● **WHAT IS REQUIRED**: Reply with one number: how many lines contain the word "this".

# start of DATASET RECORDS

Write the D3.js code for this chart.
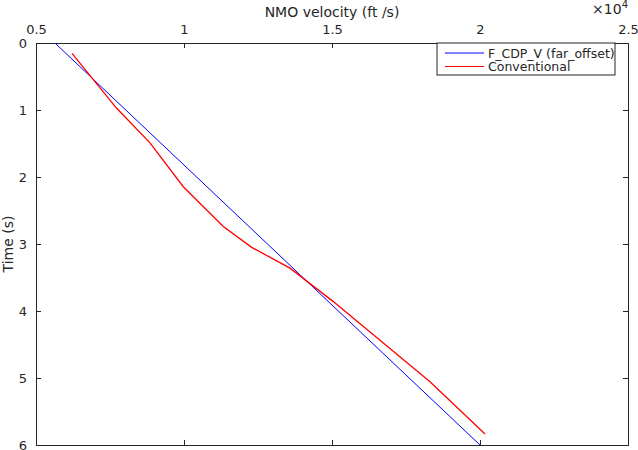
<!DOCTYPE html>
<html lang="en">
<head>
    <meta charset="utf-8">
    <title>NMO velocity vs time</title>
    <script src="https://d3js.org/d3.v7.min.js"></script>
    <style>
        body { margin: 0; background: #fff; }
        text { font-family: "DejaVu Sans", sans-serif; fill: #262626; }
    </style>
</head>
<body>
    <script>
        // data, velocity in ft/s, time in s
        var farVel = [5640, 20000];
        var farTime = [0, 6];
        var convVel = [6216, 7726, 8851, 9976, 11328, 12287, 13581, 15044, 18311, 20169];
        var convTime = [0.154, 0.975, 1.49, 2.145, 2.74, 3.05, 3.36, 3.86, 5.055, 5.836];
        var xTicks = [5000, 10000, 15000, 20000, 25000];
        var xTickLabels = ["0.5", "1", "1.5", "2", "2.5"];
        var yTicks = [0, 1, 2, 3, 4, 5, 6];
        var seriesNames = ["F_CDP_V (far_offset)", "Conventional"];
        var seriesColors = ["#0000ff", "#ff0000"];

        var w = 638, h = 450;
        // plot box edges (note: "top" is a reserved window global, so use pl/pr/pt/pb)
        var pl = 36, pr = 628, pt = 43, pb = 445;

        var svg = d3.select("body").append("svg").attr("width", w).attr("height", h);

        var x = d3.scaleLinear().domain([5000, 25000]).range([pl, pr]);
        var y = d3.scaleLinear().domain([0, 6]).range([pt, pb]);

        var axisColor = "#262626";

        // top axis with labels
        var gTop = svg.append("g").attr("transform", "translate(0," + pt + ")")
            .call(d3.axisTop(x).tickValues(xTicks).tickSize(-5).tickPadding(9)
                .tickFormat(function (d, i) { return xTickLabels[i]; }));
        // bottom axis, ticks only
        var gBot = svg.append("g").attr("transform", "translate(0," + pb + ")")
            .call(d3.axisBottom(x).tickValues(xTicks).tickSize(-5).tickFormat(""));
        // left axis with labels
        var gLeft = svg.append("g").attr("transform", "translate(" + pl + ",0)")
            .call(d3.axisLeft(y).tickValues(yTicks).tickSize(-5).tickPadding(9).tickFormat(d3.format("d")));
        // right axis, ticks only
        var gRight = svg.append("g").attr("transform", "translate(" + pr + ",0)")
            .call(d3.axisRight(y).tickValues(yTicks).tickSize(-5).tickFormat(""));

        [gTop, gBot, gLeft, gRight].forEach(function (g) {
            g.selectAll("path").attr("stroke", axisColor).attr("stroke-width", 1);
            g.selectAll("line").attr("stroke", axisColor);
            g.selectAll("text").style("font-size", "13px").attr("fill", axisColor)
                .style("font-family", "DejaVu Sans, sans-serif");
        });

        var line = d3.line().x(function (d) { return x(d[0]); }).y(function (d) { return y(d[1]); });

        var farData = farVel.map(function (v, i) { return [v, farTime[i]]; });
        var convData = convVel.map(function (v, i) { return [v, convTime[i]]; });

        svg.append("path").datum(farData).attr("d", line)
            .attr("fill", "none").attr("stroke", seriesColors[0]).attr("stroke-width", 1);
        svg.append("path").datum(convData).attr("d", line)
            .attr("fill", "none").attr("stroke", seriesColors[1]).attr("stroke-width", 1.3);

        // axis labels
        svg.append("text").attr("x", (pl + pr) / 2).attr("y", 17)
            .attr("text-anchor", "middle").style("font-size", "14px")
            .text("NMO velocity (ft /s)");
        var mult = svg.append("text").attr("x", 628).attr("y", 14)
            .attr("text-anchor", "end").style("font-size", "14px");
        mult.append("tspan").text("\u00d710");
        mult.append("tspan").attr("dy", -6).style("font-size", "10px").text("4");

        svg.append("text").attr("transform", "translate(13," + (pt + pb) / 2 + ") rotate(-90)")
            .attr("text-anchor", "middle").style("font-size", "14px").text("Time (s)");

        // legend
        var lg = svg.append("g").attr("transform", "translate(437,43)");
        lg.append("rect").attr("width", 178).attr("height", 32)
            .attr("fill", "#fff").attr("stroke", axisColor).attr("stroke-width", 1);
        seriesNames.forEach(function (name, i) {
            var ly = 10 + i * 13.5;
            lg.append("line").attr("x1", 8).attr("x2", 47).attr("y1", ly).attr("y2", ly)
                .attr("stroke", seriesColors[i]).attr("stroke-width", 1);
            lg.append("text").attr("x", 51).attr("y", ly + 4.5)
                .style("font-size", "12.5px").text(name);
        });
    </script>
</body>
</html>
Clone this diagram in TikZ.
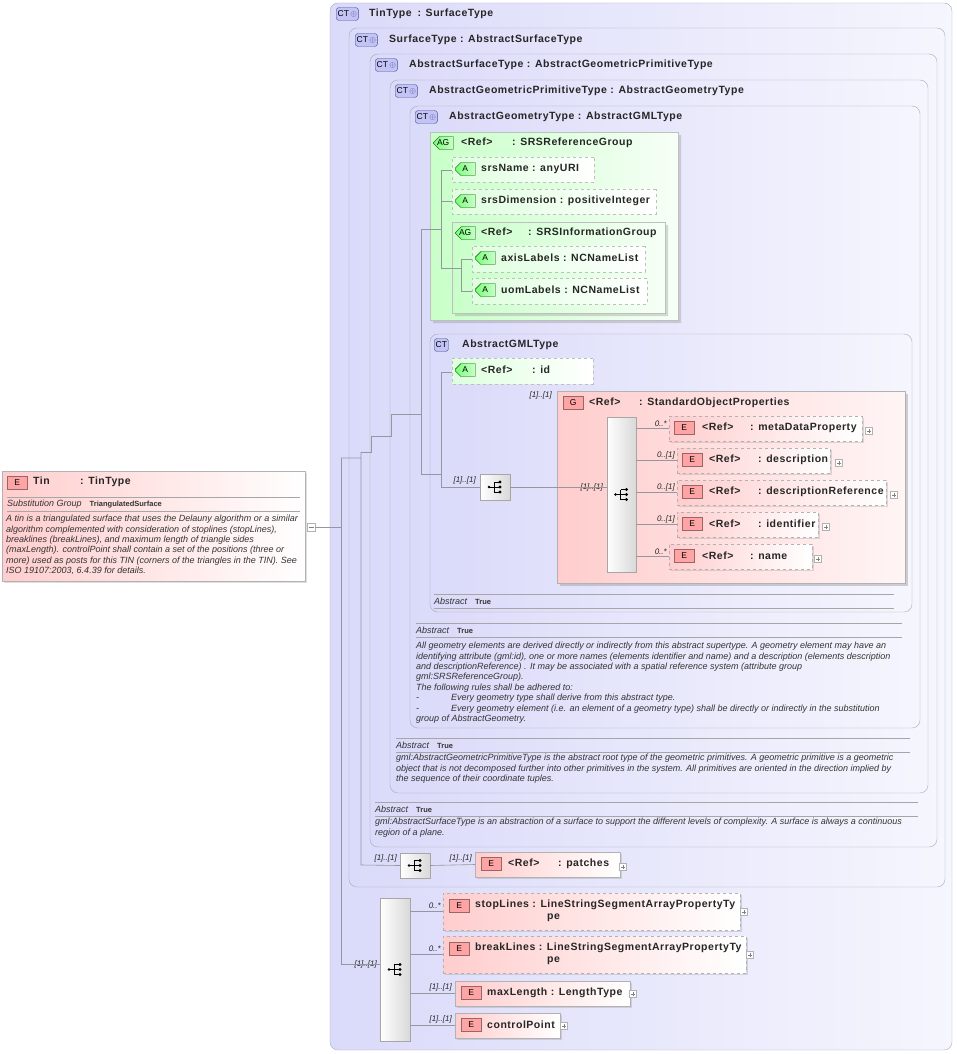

# end of DATASET RECORDS

● **SOLVED PROBLEM**: 2